On Fri, May 06, 2022 at 08:58:51PM -0400, Amir Herzberg wrote:
> Hi NANOGers,
> 
> I have a small question re DNSSEC `proof of non-existence' records: NSEC,
> NSEC3 and the (dead?) NSEC5 proposal.
> 
> <begin background (probably known to all/most):> NSEC3 was motivated as a
> method to prevent Zone enumeration, then Berenstein showed its defense is
> pretty weak. RFC7129 (White Lies) prevents this enumeration attack but
> requires online signing with the zone's key, which introduces another
> vulnerability and, of course, overhead of online-signing. NSEC5 was
> proposed to prevent enumeration without online signing, so arguably more
> secure than RFC7129, but has comparable online overhead and appears `dead';
> the I-D expired (last update July'17).
> 
> Note that NSEC3 also supports `opt-out', which reduces overhead for
> adoptions in domains with many non-adopting ASes, and I believe is not
> supported by NSEC.
> <end background>
> 
> Questions:
> - Do you find zone enumeration a real concern?

The answer to this would vary depending on who is asked, so it's not
clear how you would use such answers.

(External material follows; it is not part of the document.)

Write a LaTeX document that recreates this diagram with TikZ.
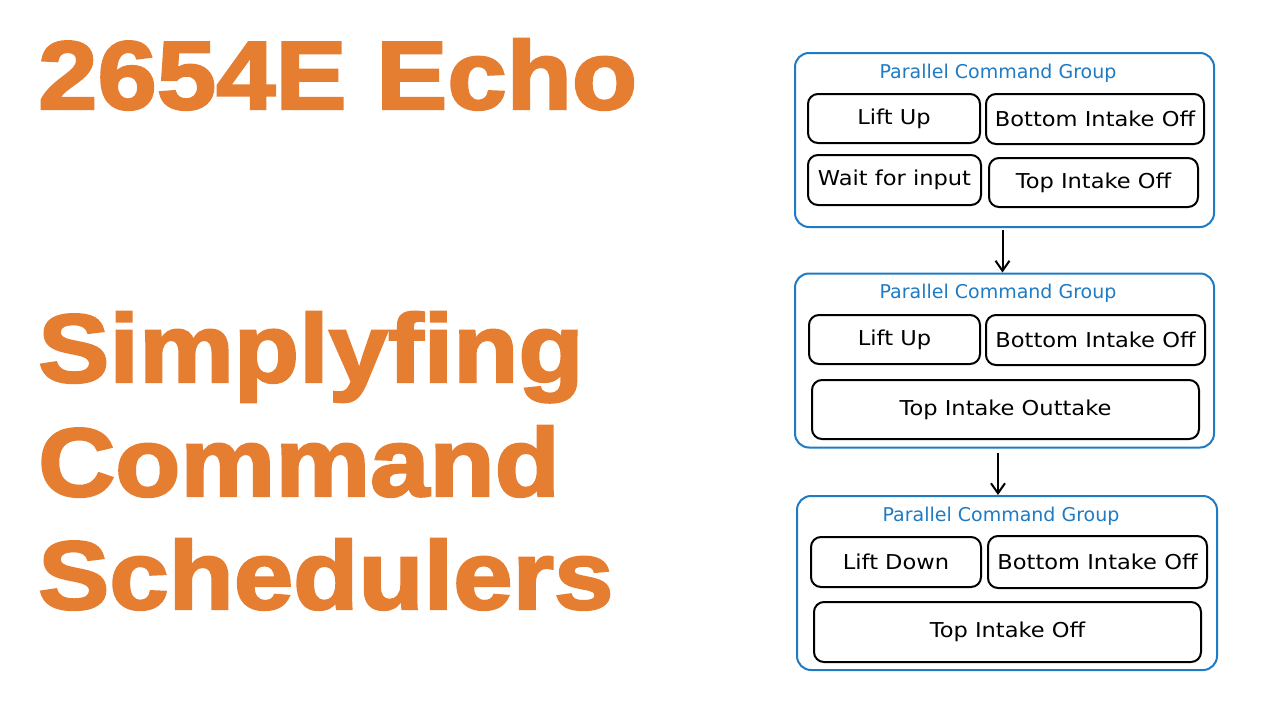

It may be a concern to some, may
not be a concern to others.

If zone enumeration was not a real concern, NSEC3 would not
exist. However, public DNS is a public tree and so we should have
limited expectations for hiding names in it.

> - Do you think the white-lies countermeasure is sufficient and fine, or do
> you have security and/or performance concern (or just think it's
> pointless)?
> - and the final question... would you think an alternative to NSEC5 which
> will be more efficient and simpler would be of potential practical
> importance, or just a nice academic `exercise'?
> 
> I'm really unsure about these questions - esp. the last one - and your
> feedback may help me decide on the importance of this line of research.
> Just fun or of possible practical importance?

These questions may be better posed to the dn...@ietf.org and
dns-operati...@dns-oarc.net mailing lists, as you'll get more relevant
answers from people who work in the DNS industry.